How Professionals Use Solar Angle Data
Professional installers and engineers use angle data in multiple phases. During pre-design, they validate whether a roof has favorable orientation. During detailed design, they compare fixed tilt options, estimate inter-row shading, and fine-tune azimuth. During commissioning, they may compare expected and measured production profiles against solar position. In building design, architects use sun angle analysis to balance daylighting, glare control, and thermal load.
Utility-scale teams go even further by combining solar angle algorithms with backtracking logic for single-axis trackers. While this calculator focuses on fixed-tilt orientation checks, the same geometric principles underpin tracker control and bifacial rear-side irradiance estimation.

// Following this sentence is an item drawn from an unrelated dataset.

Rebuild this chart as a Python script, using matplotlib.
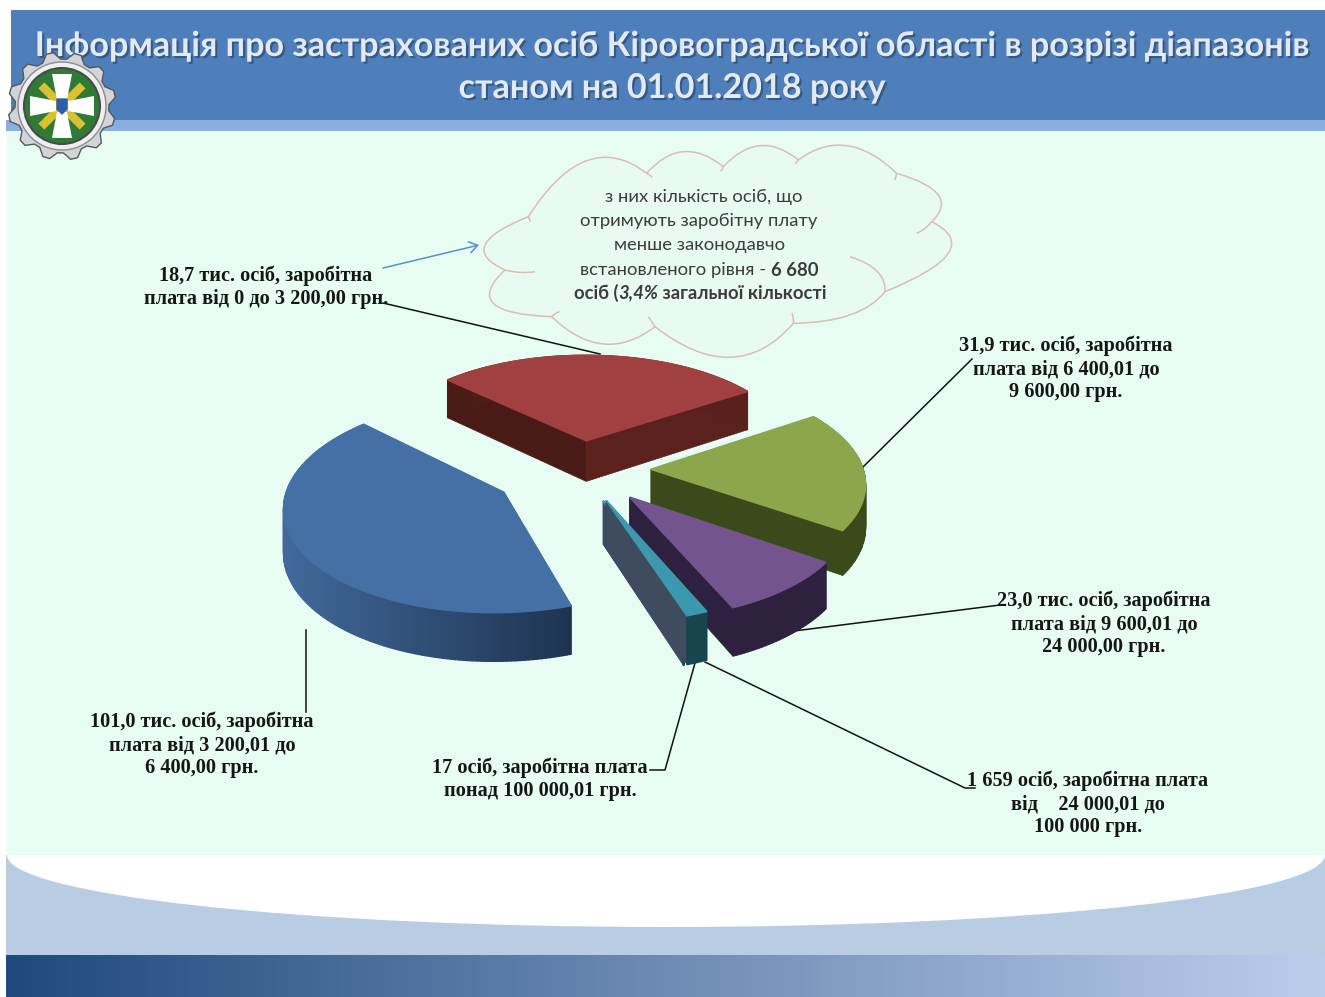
import numpy as np
import matplotlib
matplotlib.use('Agg')
import matplotlib.pyplot as plt
import matplotlib.patheffects as pe
from matplotlib.patches import Ellipse, Circle, Rectangle, PathPatch, FancyArrowPatch
from matplotlib.path import Path
from matplotlib.colors import to_rgb

# angular shares as drawn in the picture (percent of the circle), clockwise from the green slice
slice_names = ['6400-9600', '9600-24000', '24000-100000', 'over 100000', '3200-6400', '0-3200']
slice_shares = [18.9, 8.9, 1.4, 0.02, 42.2, 28.58]
start_angle = -33.5

title_lines = ['Інформація про застрахованих осіб Кіровоградської області в розрізі діапазонів',
               'станом на 01.01.2018 року']

label_lines = [
    ['18,7 тис. осіб, заробітна', 'плата від 0 до 3 200,00 грн.'],
    ['31,9 тис. осіб, заробітна', 'плата від 6 400,01 до', '9 600,00 грн.'],
    ['23,0 тис. осіб, заробітна', 'плата від 9 600,01 до', '24 000,00 грн.'],
    ['101,0 тис. осіб, заробітна', 'плата від 3 200,01 до', '6 400,00 грн.'],
    ['17 осіб, заробітна плата', 'понад 100 000,01 грн.'],
    ['1 659 осіб, заробітна плата', 'від    24 000,01 до', '100 000 грн.'],
]
label_pos = [(266, 276), (1066, 346), (1104, 601), (202, 722), (540, 768), (1088, 781)]

# slice styles: top, wall at left, wall at right, face at start angle, face at end angle
styles = {
    '6400-9600': ('#8BA64B', '#3A4A1A', '#3A4A1A', '#3A4A1A', '#3A4A1A'),
    '9600-24000': ('#74548F', '#2E2140', '#2E2140', '#2E2140', '#2E2140'),
    '24000-100000': ('#3B98AE', '#16454F', '#16454F', '#16454F', '#3F4C5F'),
    'over 100000': ('#3B98AE', '#16454F', '#16454F', '#3F4C5F', '#3F4C5F'),
    '3200-6400': ('#4570A6', '#41699B', '#1E3350', '#1E3350', '#1E3350'),
    '0-3200': ('#A04040', '#4A1B16', '#5B211C', '#4A1B16', '#5B211C'),
}
explode = {'6400-9600': 0.33, '9600-24000': 0.35, '24000-100000': 0.32, 'over 100000': 0.32,
           '3200-6400': 0.42, '0-3200': 0.29}
draw_order = ['0-3200', '6400-9600', '3200-6400', '9600-24000', 'over 100000', '24000-100000']

# projection of the pie plane into picture pixels
CX, CY = 581, 469
A, B, Q = 212, 101, 0.113
DEPTH = 42

plt.rcParams['font.family'] = ['Liberation Serif', 'DejaVu Sans']

fig = plt.figure(figsize=(13.25, 9.97), dpi=100, facecolor='white')
ax = fig.add_axes([0, 0, 1, 1])
ax.set_axis_off()


def project(X, Y):
    s = 1 / (1 - Q * Y)
    return CX + A * X * s, CY + B * Y * s, s


def gradient_bar(x0, x1, y0, y1, c0, c1):
    c = np.linspace(to_rgb(c0), to_rgb(c1), 256)[None, :, :]
    ax.imshow(c, extent=(x0, x1, y1, y0), aspect='auto', zorder=1, interpolation='bilinear')


def draw_slice(t0, t1, ex, style):
    top, wl, wr, f0, f1 = style
    mid = np.radians((t0 + t1) / 2)
    ox, oy = ex * np.cos(mid), ex * np.sin(mid)
    th = np.radians(np.linspace(t0, t1, max(int(t1 - t0), 4)))
    X = ox + np.cos(th)
    Y = oy + np.sin(th)
    px, py, s = project(X, Y)
    ax0, ay0, as0 = project(ox, oy)
    d = DEPTH * s
    d0 = DEPTH * as0
    # radial faces
    for i, c in [(0, f0), (-1, f1)]:
        ax.fill([ax0, px[i], px[i], ax0], [ay0, py[i], py[i] + d[i], ay0 + d0],
                color=c, lw=0.5, zorder=3)
    # outer wall, coloured across by screen x
    cl, cr = np.array(to_rgb(wl)), np.array(to_rgb(wr))
    xmin, xmax = px.min(), px.max()
    for i in range(len(th) - 1):
        f = ((px[i] + px[i + 1]) / 2 - xmin) / max(xmax - xmin, 1)
        c = cl + (cr - cl) * f
        ax.fill([px[i], px[i + 1], px[i + 1], px[i]],
                [py[i], py[i + 1], py[i + 1] + d[i + 1], py[i] + d[i]],
                color=c, lw=1.0, zorder=3)
    ax.fill(np.r_[ax0, px], np.r_[ay0, py], color=top, lw=1.2, zorder=3)


def draw_logo(cx, cy):
    n = 12
    ang = np.linspace(0, 2 * np.pi, n * 4, endpoint=False) + 0.1
    rad = np.tile([47, 54, 54, 47], n)
    ax.fill(cx + rad * np.cos(ang), cy + rad * np.sin(ang), fc='#D2D4D8', ec='#55585C', lw=1.0, zorder=6)
    ax.add_patch(Circle((cx, cy), 44, fc='#EEEFF1', ec='#8A8C90', lw=1, zorder=6))
    ax.add_patch(Circle((cx, cy), 38, fc='#2F7A35', ec='#4A4A4A', lw=1.5, zorder=6))
    for a in (45, 135):
        dx, dy = 25 * np.cos(np.radians(a)), 25 * np.sin(np.radians(a))
        ax.plot([cx - dx, cx + dx], [cy - dy, cy + dy], color='#D9C22E', lw=6, zorder=6)
    # flared cross arms
    for a in (0, 90, 180, 270):
        c, sn = np.cos(np.radians(a)), np.sin(np.radians(a))
        u = np.array([6, 32, 32, 6])
        v = np.array([-5, -10, 10, 5])
        ax.fill(cx + u * c - v * sn, cy + u * sn + v * c, color='white', lw=0, zorder=6)
    ax.fill([cx - 5, cx + 5, cx + 5, cx, cx - 5], [cy - 7, cy - 7, cy + 3, cy + 8, cy + 3],
            color='#2C5FA8', zorder=6)


def draw_cloud():
    # lobes in zoomed reference pixels: junction, peak, junction ...
    junctions = [(175, 230), (530, 100), (760, 80), (985, 60), (1280, 100), (1385, 245),
                 (1245, 455), (970, 550), (555, 560), (245, 530), (105, 390)]
    peaks = [(350, 62), (640, 35), (870, 17), (1130, 17), (1405, 165), (1435, 340),
             (1140, 525), (780, 652), (400, 612), (70, 490), (45, 315)]
    conv = lambda p: (470 + p[0] / 3, 140 + p[1] / 3)
    verts, codes = [conv(junctions[0])], [Path.MOVETO]
    m = len(junctions)
    for i in range(m):
        p0 = np.array(junctions[i], float)
        p1 = np.array(junctions[(i + 1) % m], float)
        pk = np.array(peaks[i], float)
        ctrl = 2 * pk - (p0 + p1) / 2
        verts += [conv(ctrl), conv(p1)]
        codes += [Path.CURVE3, Path.CURVE3]
    ax.add_patch(PathPatch(Path(verts, codes), fc='#E8FBF3', ec='#D8BDB8', lw=1.1, zorder=2))
    tails = [((175, 230), (182, 245), (178, 238)), ((530, 100), (548, 112), (540, 105)),
             ((760, 80), (752, 94), (758, 88)), ((985, 60), (975, 72), (980, 66)),
             ((1280, 100), (1274, 120), (1278, 110)), ((1385, 245), (1340, 280), (1365, 270)),
             ((1245, 455), (1140, 350), (1250, 385)), ((970, 550), (966, 520), (972, 535)),
             ((555, 560), (535, 530), (545, 545)), ((245, 530), (268, 515), (255, 520)),
             ((105, 390), (195, 395), (150, 402))]
    for a, b, c in tails:
        v = [conv(a), conv(c), conv(b)]
        ax.add_patch(PathPatch(Path(v, [Path.MOVETO, Path.CURVE3, Path.CURVE3]), fc='none',
                               ec='#D8BDB8', lw=1.1, zorder=2))


def centered_runs(cx, y, runs):
    r = fig.canvas.get_renderer()
    items = []
    total = 0
    for s, w, st in runs:
        t = ax.text(0, y, s, family=['Lato', 'DejaVu Sans'], fontsize=13.3, fontweight=w, fontstyle=st,
                    color='#3C3C3C', va='center', ha='left', zorder=7)
        wd = t.get_window_extent(r).width
        items.append((t, wd))
        total += wd
    x = cx - total / 2
    for t, wd in items:
        t.set_x(x)
        x += wd


# page background
ax.add_patch(Rectangle((6, 855), 1319, 100, fc='#B8CCE4', ec='none', zorder=0))
ax.add_patch(Ellipse((666, 855), 1318, 144, fc='white', ec='none', zorder=0.5))
ax.add_patch(Rectangle((7, 130), 1318, 725, fc='#E7FDF3', ec='none', zorder=1))
ax.add_patch(Rectangle((6, 120), 1319, 11, fc='#8AAEDF', ec='none', zorder=1.2))
ax.add_patch(Rectangle((11, 10), 1314, 110, fc='#4F7FBB', ec='none', zorder=1.2))
gradient_bar(6, 1325, 955, 997, '#1F497D', '#BCCDEC')

# pie
edges = start_angle + np.r_[0, np.cumsum(slice_shares)] * 3.6
angles = {n: (edges[i], edges[i + 1]) for i, n in enumerate(slice_names)}
for n in draw_order:
    draw_slice(angles[n][0], angles[n][1], explode[n], styles[n])

# leader lines
leaders = [([383, 600], [303, 354]), ([863, 972], [467, 359]), ([786, 1000], [632, 605]),
           ([306, 306], [630, 712]), ([695, 665, 650], [663, 770, 770]), ([705, 965, 975], [662, 788, 788])]
for lx, ly in leaders:
    ax.plot(lx, ly, color='#111111', lw=1.1, zorder=2.5)

draw_cloud()
ax.add_patch(FancyArrowPatch((383, 268), (479, 245), arrowstyle='->,head_length=6,head_width=4',
                             color='#5B8FC9', lw=1.1, zorder=4, shrinkA=0, shrinkB=0))

# cloud text
centered_runs(704, 197, [('з них кількість осіб, що', 'normal', 'normal')])
centered_runs(699, 221, [('отримують заробітну плату', 'normal', 'normal')])
centered_runs(700, 245, [('менше законодавчо', 'normal', 'normal')])
centered_runs(699, 270, [('встановленого рівня - ', 'normal', 'normal'), ('6 680', 'bold', 'normal')])
centered_runs(700, 293, [('осіб (', 'bold', 'normal'), ('3,4%', 'bold', 'italic'),
                         (' загальної кількості', 'bold', 'normal')])

# labels
for lines, (x, y) in zip(label_lines, label_pos):
    for i, line in enumerate(lines):
        ax.text(x, y + i * 23, line, ha='center', va='center', fontsize=14.6, fontweight='bold',
                color='#161616', zorder=7)

# title
for line, y in zip(title_lines, (46, 88)):
    ax.text(672, y, line, ha='center', va='center', fontsize=24.6, fontweight='bold', color='#E3EAF4',
            family=['Lato', 'DejaVu Sans'], zorder=5,
            path_effects=[pe.withSimplePatchShadow(offset=(1.5, -1.5), shadow_rgbFace='#33557F', alpha=0.9)])

draw_logo(62, 106)

ax.set_xlim(0, 1325)
ax.set_ylim(997, 0)
fig.savefig('out.png', dpi=100, facecolor='white')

Common Mistakes and How to Avoid Them
- Wrong longitude sign: Entering west longitude as positive can shift results by hours. In this tool, west is negative.

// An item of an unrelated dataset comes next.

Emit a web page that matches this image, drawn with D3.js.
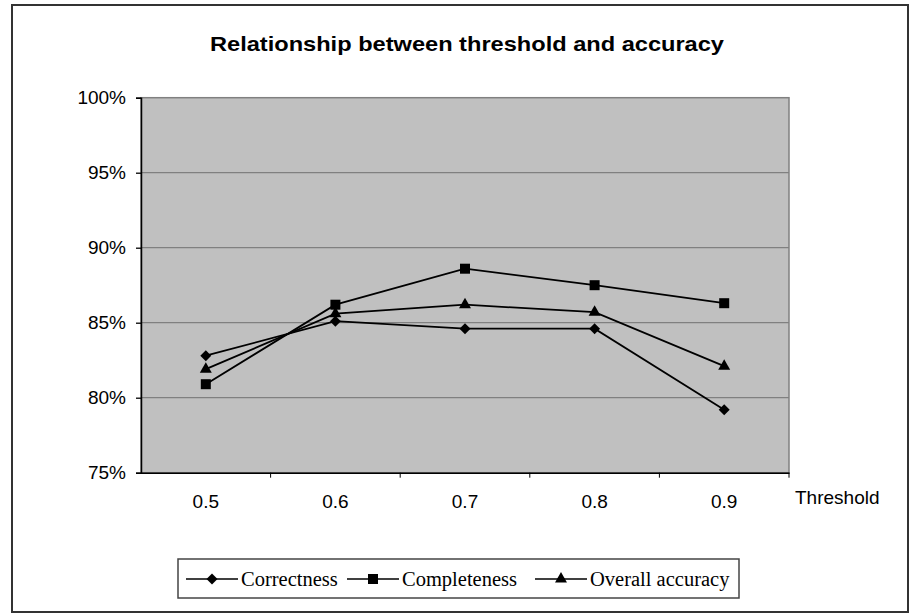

- Confusing panel azimuth convention: This calculator uses North = 0, East = 90, South = 180, West = 270.
- Ignoring seasonal sun path: A summer-only check can hide winter clipping issues from nearby objects.

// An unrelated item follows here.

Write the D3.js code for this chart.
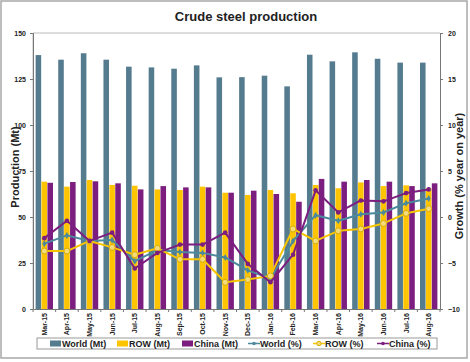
<!DOCTYPE html>
<html>
<head>
<meta charset="utf-8">
<script src="https://cdn.jsdelivr.net/npm/d3@7"></script>
<style>
	body { margin: 0; background: #fff; }
	svg text { font-family: "Liberation Sans", Arial, sans-serif; fill: #222; }
	.tick text { font-size: 7px; font-weight: bold; }
	.legend text { font-size: 9px; font-weight: bold; }
</style>
</head>
<body>
<svg id="chart" width="470" height="362"></svg>
<script>
"use strict";

var months = ['Mar-15', 'Apr-15', 'May-15', 'Jun-15', 'Jul-15', 'Aug-15', 'Sep-15', 'Oct-15', 'Nov-15',
	'Dec-15', 'Jan-16', 'Feb-16', 'Mar-16', 'Apr-16', 'May-16', 'Jun-16', 'Jul-16', 'Aug-16'];

// production, Mt
var worldMt = [138, 135.5, 139, 135.5, 131.7, 131.3, 130.6, 132.4, 125.9, 126, 126.8, 121, 138.2, 134.6, 139.5, 136, 133.9, 133.9];
var rowMt = [69.2, 66.5, 70.1, 67.4, 67, 65, 64.7, 66.5, 63.2, 62, 64.7, 62.9, 67.4, 65.6, 68.8, 66.8, 67.2, 65.6];
var chinaMt = [68.6, 69, 69.4, 68.3, 65, 66.8, 66.1, 66.1, 63.2, 64.3, 62.5, 58.3, 70.7, 69.2, 70.1, 69.2, 66.8, 68.3];

// growth, % year on year
var worldPct = [-2.9, -2.0, -2.6, -2.5, -4.8, -3.6, -3.8, -3.9, -4.4, -5.8, -6.7, -2.6, 0.2, -0.4, 0.3, 0.5, 1.5, 2.0];
var rowPct = [-3.7, -3.7, -2.6, -3.3, -4.1, -3.4, -4.6, -4.6, -7.1, -6.8, -6.4, -1.3, -2.6, -1.5, -1.3, -0.7, 0.4, 0.9];
var chinaPct = [-2.3, -0.4, -2.6, -1.7, -5.6, -3.9, -3.0, -3.0, -1.7, -5.1, -7.1, -4.1, 2.9, 0.5, 1.8, 1.7, 2.6, 3.0];

var leftTicks = [0, 25, 50, 75, 100, 125, 150];
var rightTicks = [-10, -5, 0, 5, 10, 15, 20];

var barSeries = [
	{name: 'World (Mt)', values: worldMt, color: '#557b8f'},
	{name: 'ROW (Mt)', values: rowMt, color: '#ffc400'},
	{name: 'China (Mt)', values: chinaMt, color: '#7c1d80'}
];
var lineSeries = [
	{name: 'World (%)', values: worldPct, color: '#4b8a9c', marker: 'diamond'},
	{name: 'ROW (%)', values: rowPct, color: '#f7c500', marker: 'open'},
	{name: 'China (%)', values: chinaPct, color: '#7c1d80', marker: 'dot'}
];

var svg = d3.select('#chart');
var plot = {left: 33, right: 440, top: 33, bottom: 309};

// outer frame
svg.append('rect').attr('x', 1).attr('y', 1).attr('width', 466).attr('height', 357).
	attr('fill', 'none').attr('stroke', '#a8a8a8').attr('stroke-width', 1.5);

var x = d3.scaleBand().domain(months).range([plot.left, plot.right]).paddingInner(0.2).paddingOuter(0.1);
var xs = d3.scaleBand().domain(barSeries.map(function(s) { return s.name; })).
	range([0, x.bandwidth()]).padding(0.06);
var yL = d3.scaleLinear().domain([0, 150]).range([plot.bottom, plot.top]);
var yR = d3.scaleLinear().domain([-10, 20]).range([plot.bottom, plot.top]);

// plot frame (top/left light grey)
svg.append('path').attr('d', 'M' + plot.left + ',' + plot.bottom + 'V' + plot.top + 'H' + plot.right).
	attr('fill', 'none').attr('stroke', '#bbb').attr('stroke-width', 1);

// bars
barSeries.forEach(function(s) {
	svg.append('g').selectAll('rect').data(s.values).join('rect').
		attr('x', function(d, i) { return x(months[i]) + xs(s.name); }).
		attr('y', function(d) { return yL(d); }).
		attr('width', xs.bandwidth()).
		attr('height', function(d) { return yL(0) - yL(d); }).
		attr('fill', s.color);
});

// lines
var cx = function(i) { return x(months[i]) + x.bandwidth() / 2; };
lineSeries.forEach(function(s) {
	var line = d3.line().x(function(d, i) { return cx(i); }).y(function(d) { return yR(d); });
	svg.append('path').datum(s.values).attr('d', line).attr('fill', 'none').
		attr('stroke', s.color).attr('stroke-width', 2).attr('stroke-linejoin', 'round');
	var g = svg.append('g');
	if (s.marker === 'diamond') {
		g.selectAll('path').data(s.values).join('path').
			attr('d', d3.symbol(d3.symbolDiamond, 14)).
			attr('transform', function(d, i) { return 'translate(' + cx(i) + ',' + yR(d) + ')'; }).
			attr('fill', s.color);
	} else if (s.marker === 'open') {
		g.selectAll('circle').data(s.values).join('circle').
			attr('cx', function(d, i) { return cx(i); }).attr('cy', function(d) { return yR(d); }).
			attr('r', 3).attr('fill', '#f5dc7a').attr('stroke', '#d9ad00').attr('stroke-width', 1);
	} else {
		g.selectAll('circle').data(s.values).join('circle').
			attr('cx', function(d, i) { return cx(i); }).attr('cy', function(d) { return yR(d); }).
			attr('r', 2.3).attr('fill', s.color);
	}
});

// axes
var axL = svg.append('g').attr('transform', 'translate(' + plot.left + ',0)').
	call(d3.axisLeft(yL).tickValues(leftTicks).tickSize(3).tickPadding(4));
var axR = svg.append('g').attr('transform', 'translate(' + plot.right + ',0)').
	call(d3.axisRight(yR).tickValues(rightTicks).tickSize(3).tickPadding(5));
var axB = svg.append('g').attr('transform', 'translate(0,' + plot.bottom + ')').
	call(d3.axisBottom(x).tickSize(0).tickPadding(4));
[axL, axR, axB].forEach(function(a) {
	a.select('.domain').attr('stroke', '#777');
	a.selectAll('.tick line').attr('stroke', '#777');
});
axB.selectAll('.tick text').attr('transform', 'rotate(-90)').attr('x', -4).attr('y', -3).
	attr('dy', '0.35em').style('text-anchor', 'end').attr('dx', 0);
axB.selectAll('.tick text').attr('y', 0);
// category separator ticks
svg.append('g').selectAll('line').data(months.concat(['end'])).join('line').
	attr('x1', function(d, i) { return i < months.length ? x(d) - x.step() * x.paddingInner() / 2 : plot.right; }).
	attr('x2', function(d, i) { return i < months.length ? x(d) - x.step() * x.paddingInner() / 2 : plot.right; }).
	attr('y1', plot.bottom).attr('y2', plot.bottom + 3).attr('stroke', '#777');

// titles
svg.append('text').attr('x', 246).attr('y', 21).attr('text-anchor', 'middle').
	style('font-size', '13px').style('font-weight', 'bold').text('Crude steel production');
svg.append('text').attr('transform', 'translate(15,167) rotate(-90)').attr('text-anchor', 'middle').
	attr('dy', '0.35em').style('font-size', '11px').style('font-weight', 'bold').text('Production (Mt)');
svg.append('text').attr('transform', 'translate(459,176) rotate(-90)').attr('text-anchor', 'middle').
	attr('dy', '0.35em').style('font-size', '11px').style('font-weight', 'bold').text('Growth (% year on year)');

// legend
var lg = svg.append('g').attr('class', 'legend');
lg.append('rect').attr('x', 37).attr('y', 338).attr('width', 400).attr('height', 11).
	attr('fill', '#fff').attr('stroke', '#999').attr('stroke-width', 1);
var legendX = [50, 117, 182, 248, 313, 377];
barSeries.concat(lineSeries).forEach(function(s, i) {
	var lx = legendX[i], ly = 343.5;
	if (i < 3) {
		lg.append('rect').attr('x', lx).attr('y', ly - 3).attr('width', 11).attr('height', 6).attr('fill', s.color);
	} else {
		lg.append('line').attr('x1', lx).attr('x2', lx + 12).attr('y1', ly).attr('y2', ly).
			attr('stroke', s.color).attr('stroke-width', 1.5);
		if (s.marker === 'open') {
			lg.append('circle').attr('cx', lx + 6).attr('cy', ly).attr('r', 2.2).
				attr('fill', '#f5dc7a').attr('stroke', '#d9ad00');
		} else {
			lg.append('circle').attr('cx', lx + 6).attr('cy', ly).attr('r', 1.8).attr('fill', s.color);
		}
	}
	lg.append('text').attr('x', lx + 12).attr('y', ly).attr('dy', '0.35em').text(s.name);
});
</script>
</body>
</html>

- Assuming noon on the clock equals solar noon: Solar noon can occur earlier or later depending on longitude and equation of time.
- Using one-time readings only: Reliable design decisions should evaluate monthly or annual performance, not a single timestamp.
Reference Sources You Should Bookmark
For deeper validation and advanced modeling, consult these authoritative sources:
- National Renewable Energy Laboratory (NREL) for PV performance tools, resource datasets, and technical reports.
- NOAA Solar Calculator resources for solar geometry background and reference methods.
- U.S. Department of Energy weather data resources for simulation-ready climate files used in energy models.
Final Takeaway
A solar angle calculator online is not just an academic tool. It is a practical decision engine for system performance, shading risk, and return on investment. By combining accurate location inputs, correct time settings, and panel geometry, you can quickly see when sunlight is most usable and how your installation choices affect annual yield. Use this calculator to screen options, then validate your final design with full production simulations and local code requirements. The closer your geometry matches your site reality, the more predictable your solar outcome will be.
Professional tip: Start with angle optimization and shade control first, then optimize hardware. Good geometry multiplies the value of every component you install.